Одобрительные возгласы раздались из передних рядов строя. Эти голоса принадлежали тем узникам, которые всячески старались доказать свою преданность лагерному начальству и этим облегчить свою судьбу.
Из всего того, что Мишелю пришлось видеть в лагере, это зрелище произвело на него наиболее кошмарное впечатление.
Над лагерем уже спустилась ночь, когда длинные колонны узников двинулись к баракам. Их ждал ужин, но, несмотря на мучивший людей голод, никто из новичков даже не притронулся к еде.
На старожилов лагеря, уже привыкших к подобным сценам, казнь внешне не произвела впечатления. Они знали, что не проходит дня без того, чтобы кто-нибудь из узников не умер. Заключенных вешали и расстреливали за малейшую провинность, они погибали от болезней, голода и непосильного рабского труда. Днем и ночью из труб крематория поднимался дым.
Нойенгамм
После окончания карантина вновь прибывших распределили по восьмидесяти блокам. Часть новичков отправили в другие лагеря. В каждом блоке насчитывалось семьсот — восемьсот человек, в большинстве русские, поляки и немцы. Французов было сравнительно немного.

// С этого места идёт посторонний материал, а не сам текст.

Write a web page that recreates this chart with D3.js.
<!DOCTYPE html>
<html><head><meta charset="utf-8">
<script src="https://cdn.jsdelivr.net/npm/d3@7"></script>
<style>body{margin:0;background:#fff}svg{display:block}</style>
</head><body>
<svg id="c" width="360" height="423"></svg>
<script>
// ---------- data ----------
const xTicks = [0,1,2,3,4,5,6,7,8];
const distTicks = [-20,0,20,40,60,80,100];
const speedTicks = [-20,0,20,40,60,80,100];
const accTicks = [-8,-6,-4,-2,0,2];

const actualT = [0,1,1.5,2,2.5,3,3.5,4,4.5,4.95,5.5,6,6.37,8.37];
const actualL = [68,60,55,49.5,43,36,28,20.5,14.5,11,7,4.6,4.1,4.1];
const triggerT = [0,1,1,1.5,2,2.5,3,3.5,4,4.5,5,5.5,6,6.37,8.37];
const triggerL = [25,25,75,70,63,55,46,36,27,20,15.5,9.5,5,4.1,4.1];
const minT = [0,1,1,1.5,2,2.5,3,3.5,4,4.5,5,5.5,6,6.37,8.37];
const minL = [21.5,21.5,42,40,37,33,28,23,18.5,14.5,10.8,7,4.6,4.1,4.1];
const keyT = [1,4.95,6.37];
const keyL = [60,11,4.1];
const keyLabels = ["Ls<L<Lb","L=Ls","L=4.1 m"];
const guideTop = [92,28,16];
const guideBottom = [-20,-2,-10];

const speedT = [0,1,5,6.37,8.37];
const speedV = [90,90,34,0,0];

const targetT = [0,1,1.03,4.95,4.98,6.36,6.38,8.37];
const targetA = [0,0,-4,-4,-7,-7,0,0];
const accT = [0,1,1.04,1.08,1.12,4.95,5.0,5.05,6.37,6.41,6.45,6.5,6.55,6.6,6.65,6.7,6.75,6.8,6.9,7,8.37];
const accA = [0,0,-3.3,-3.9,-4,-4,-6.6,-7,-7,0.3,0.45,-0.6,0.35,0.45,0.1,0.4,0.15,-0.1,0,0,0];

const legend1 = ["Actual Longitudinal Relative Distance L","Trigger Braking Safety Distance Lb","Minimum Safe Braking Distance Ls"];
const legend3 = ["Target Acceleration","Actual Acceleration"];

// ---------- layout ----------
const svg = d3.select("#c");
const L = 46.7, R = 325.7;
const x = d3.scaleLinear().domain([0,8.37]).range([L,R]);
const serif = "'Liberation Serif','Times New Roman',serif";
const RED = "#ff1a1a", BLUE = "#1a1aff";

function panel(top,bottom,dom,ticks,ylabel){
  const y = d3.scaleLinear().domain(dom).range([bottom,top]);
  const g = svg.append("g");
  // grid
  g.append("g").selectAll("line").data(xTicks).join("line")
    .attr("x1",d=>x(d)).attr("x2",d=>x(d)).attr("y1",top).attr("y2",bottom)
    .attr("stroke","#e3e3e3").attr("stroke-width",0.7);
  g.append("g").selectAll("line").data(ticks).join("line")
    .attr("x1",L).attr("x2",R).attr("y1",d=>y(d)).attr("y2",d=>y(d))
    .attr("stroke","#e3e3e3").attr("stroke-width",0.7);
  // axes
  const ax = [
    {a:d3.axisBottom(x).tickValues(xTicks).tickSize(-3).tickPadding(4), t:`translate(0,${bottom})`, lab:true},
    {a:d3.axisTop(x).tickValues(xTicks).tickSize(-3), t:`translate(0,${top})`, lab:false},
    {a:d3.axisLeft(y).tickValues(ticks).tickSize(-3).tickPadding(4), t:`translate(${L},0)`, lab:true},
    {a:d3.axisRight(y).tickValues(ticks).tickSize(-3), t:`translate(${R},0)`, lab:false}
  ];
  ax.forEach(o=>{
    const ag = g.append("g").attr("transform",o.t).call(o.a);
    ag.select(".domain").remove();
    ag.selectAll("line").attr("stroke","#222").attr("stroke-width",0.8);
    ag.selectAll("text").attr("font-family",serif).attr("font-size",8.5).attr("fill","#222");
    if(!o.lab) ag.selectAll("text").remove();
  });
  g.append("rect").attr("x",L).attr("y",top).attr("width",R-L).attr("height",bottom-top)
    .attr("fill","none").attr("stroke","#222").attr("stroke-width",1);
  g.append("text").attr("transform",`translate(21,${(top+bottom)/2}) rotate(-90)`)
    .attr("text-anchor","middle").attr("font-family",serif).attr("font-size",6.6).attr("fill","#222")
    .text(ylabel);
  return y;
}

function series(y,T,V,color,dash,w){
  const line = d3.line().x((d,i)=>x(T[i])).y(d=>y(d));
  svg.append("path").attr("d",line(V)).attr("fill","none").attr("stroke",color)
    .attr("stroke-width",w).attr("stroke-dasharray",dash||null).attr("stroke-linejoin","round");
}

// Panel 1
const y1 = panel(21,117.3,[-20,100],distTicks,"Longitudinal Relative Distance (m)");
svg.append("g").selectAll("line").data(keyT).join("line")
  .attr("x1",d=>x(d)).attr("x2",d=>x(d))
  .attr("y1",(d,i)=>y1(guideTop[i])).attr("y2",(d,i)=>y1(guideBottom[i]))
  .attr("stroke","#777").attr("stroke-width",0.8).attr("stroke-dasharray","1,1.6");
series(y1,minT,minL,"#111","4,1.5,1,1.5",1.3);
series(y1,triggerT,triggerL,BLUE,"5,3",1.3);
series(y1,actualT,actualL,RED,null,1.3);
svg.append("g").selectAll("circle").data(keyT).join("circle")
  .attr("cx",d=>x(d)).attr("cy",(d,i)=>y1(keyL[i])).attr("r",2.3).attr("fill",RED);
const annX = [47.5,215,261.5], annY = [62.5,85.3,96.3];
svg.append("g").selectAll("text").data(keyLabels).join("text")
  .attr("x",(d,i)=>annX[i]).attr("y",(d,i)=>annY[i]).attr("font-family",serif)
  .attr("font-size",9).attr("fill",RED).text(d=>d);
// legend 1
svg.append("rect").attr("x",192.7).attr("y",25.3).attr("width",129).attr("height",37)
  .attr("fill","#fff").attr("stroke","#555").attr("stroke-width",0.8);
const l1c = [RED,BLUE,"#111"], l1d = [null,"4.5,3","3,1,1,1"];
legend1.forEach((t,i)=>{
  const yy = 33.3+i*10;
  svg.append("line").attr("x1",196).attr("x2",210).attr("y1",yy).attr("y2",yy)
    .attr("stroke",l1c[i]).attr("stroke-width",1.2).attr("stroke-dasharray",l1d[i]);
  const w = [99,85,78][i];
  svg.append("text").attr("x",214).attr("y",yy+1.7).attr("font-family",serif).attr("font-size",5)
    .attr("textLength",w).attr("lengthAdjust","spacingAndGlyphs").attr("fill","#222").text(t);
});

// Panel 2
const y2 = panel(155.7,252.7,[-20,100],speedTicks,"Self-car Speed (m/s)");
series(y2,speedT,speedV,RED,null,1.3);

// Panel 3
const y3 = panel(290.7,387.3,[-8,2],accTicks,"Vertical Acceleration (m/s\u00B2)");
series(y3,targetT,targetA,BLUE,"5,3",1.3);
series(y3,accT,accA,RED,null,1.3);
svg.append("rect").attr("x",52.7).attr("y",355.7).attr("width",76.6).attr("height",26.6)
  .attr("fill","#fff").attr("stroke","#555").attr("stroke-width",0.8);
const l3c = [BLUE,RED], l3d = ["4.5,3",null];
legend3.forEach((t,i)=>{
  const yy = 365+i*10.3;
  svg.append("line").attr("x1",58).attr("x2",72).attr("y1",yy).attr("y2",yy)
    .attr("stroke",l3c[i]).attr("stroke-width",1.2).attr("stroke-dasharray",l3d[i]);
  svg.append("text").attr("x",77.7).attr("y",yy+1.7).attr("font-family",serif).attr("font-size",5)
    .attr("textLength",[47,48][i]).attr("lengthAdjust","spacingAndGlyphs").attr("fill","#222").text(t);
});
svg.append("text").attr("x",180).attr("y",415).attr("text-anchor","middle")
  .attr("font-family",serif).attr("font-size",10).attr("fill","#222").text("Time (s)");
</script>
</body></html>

Лагерный день начинался в четыре часа утра. В бараках зажигали свет. Подгоняемые окриками блокового и двух его помощников, заключенные вскакивали с топчанов и с одеждой в руках бежали к умывальникам, а затем к столу, чтобы успеть занять место: иначе приходилось есть стоя.

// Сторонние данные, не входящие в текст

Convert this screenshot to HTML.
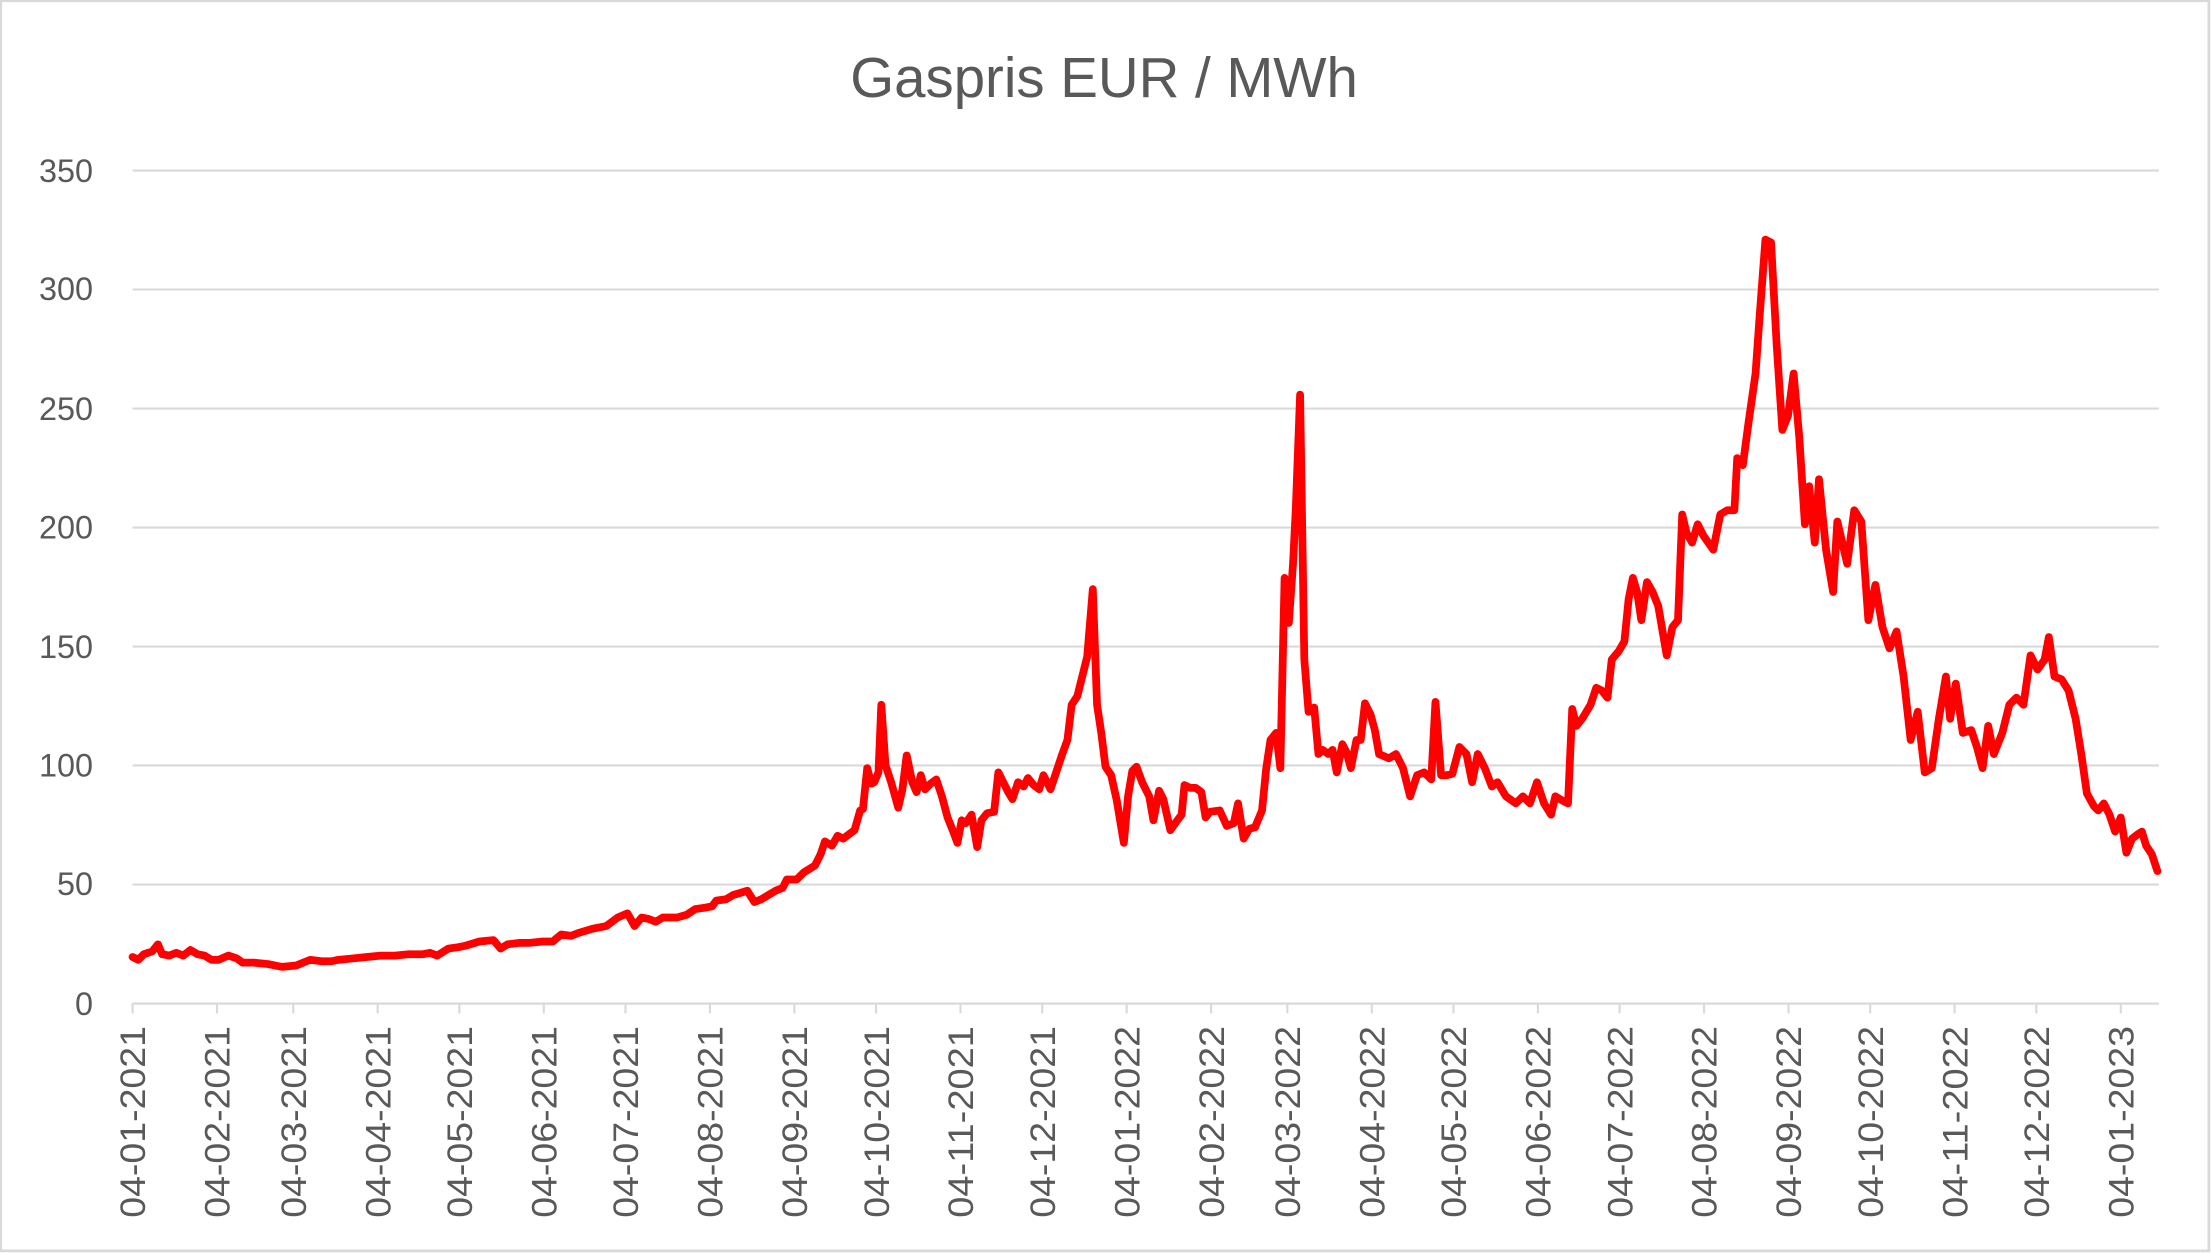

После завтрака и уборки бараков они собирались на площади и в ожидании команды строиться имели несколько свободных минут. Именно в это время люди разговаривали друг с другом, обменивались новостями.

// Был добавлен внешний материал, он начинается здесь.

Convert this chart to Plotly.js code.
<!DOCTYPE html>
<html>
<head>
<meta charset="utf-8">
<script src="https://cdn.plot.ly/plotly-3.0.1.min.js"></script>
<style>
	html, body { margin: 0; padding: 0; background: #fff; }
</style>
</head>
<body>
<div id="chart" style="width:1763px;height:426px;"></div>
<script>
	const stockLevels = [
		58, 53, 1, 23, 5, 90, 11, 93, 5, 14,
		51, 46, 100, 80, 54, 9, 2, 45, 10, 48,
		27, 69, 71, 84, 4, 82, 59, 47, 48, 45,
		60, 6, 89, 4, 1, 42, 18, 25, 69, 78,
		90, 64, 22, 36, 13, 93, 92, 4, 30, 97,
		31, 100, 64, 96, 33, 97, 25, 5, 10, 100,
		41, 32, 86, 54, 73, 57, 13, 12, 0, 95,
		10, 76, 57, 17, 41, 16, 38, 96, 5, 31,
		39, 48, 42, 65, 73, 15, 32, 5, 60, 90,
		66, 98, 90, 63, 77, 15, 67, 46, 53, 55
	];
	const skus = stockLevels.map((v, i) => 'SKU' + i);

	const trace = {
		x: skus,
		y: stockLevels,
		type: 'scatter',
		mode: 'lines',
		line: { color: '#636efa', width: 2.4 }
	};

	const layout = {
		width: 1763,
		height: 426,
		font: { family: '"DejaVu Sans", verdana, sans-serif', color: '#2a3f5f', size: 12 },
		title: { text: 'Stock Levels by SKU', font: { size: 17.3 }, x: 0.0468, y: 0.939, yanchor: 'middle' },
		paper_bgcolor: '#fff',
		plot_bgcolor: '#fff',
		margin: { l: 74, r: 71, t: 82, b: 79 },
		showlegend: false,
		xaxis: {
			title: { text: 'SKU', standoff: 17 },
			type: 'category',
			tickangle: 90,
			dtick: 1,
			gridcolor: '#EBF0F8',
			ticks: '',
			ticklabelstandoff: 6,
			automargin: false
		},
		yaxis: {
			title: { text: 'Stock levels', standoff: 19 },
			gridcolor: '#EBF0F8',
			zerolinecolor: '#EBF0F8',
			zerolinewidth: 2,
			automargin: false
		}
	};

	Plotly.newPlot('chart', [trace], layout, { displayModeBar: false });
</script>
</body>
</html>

Погода стояла холодная, и узники в своей потрепанной одежде по возможности старались двигаться, чтобы хоть немного согреться.
Раздавался удар гонга, и заключенные начинали выстраиваться в рабочие команды. Под звуки оркестра колонны двигались в путь.
В первый день Мишель оказался в команде, которой было приказано переносить листы жести в помещение какого-то склада. После двух часов изнурительного труда объявили десятиминутный перерыв, во время которого Мишеля подозвал к себе бригадир и поинтересовался его гражданской специальностью.
Мишель ответил, что он являлся владельцем фирмы, занимавшейся поставкой дизельных двигателей. Выслушав Мишеля, бригадир куда-то ушел, но вскоре вернулся вместе с немцем, руководившим работой узников лагеря на этом объекте. Тщательно допросив Мишеля и проверив его знания, немец сделал в своем блокноте какую-то запись и, не сказав ни слова, ушел.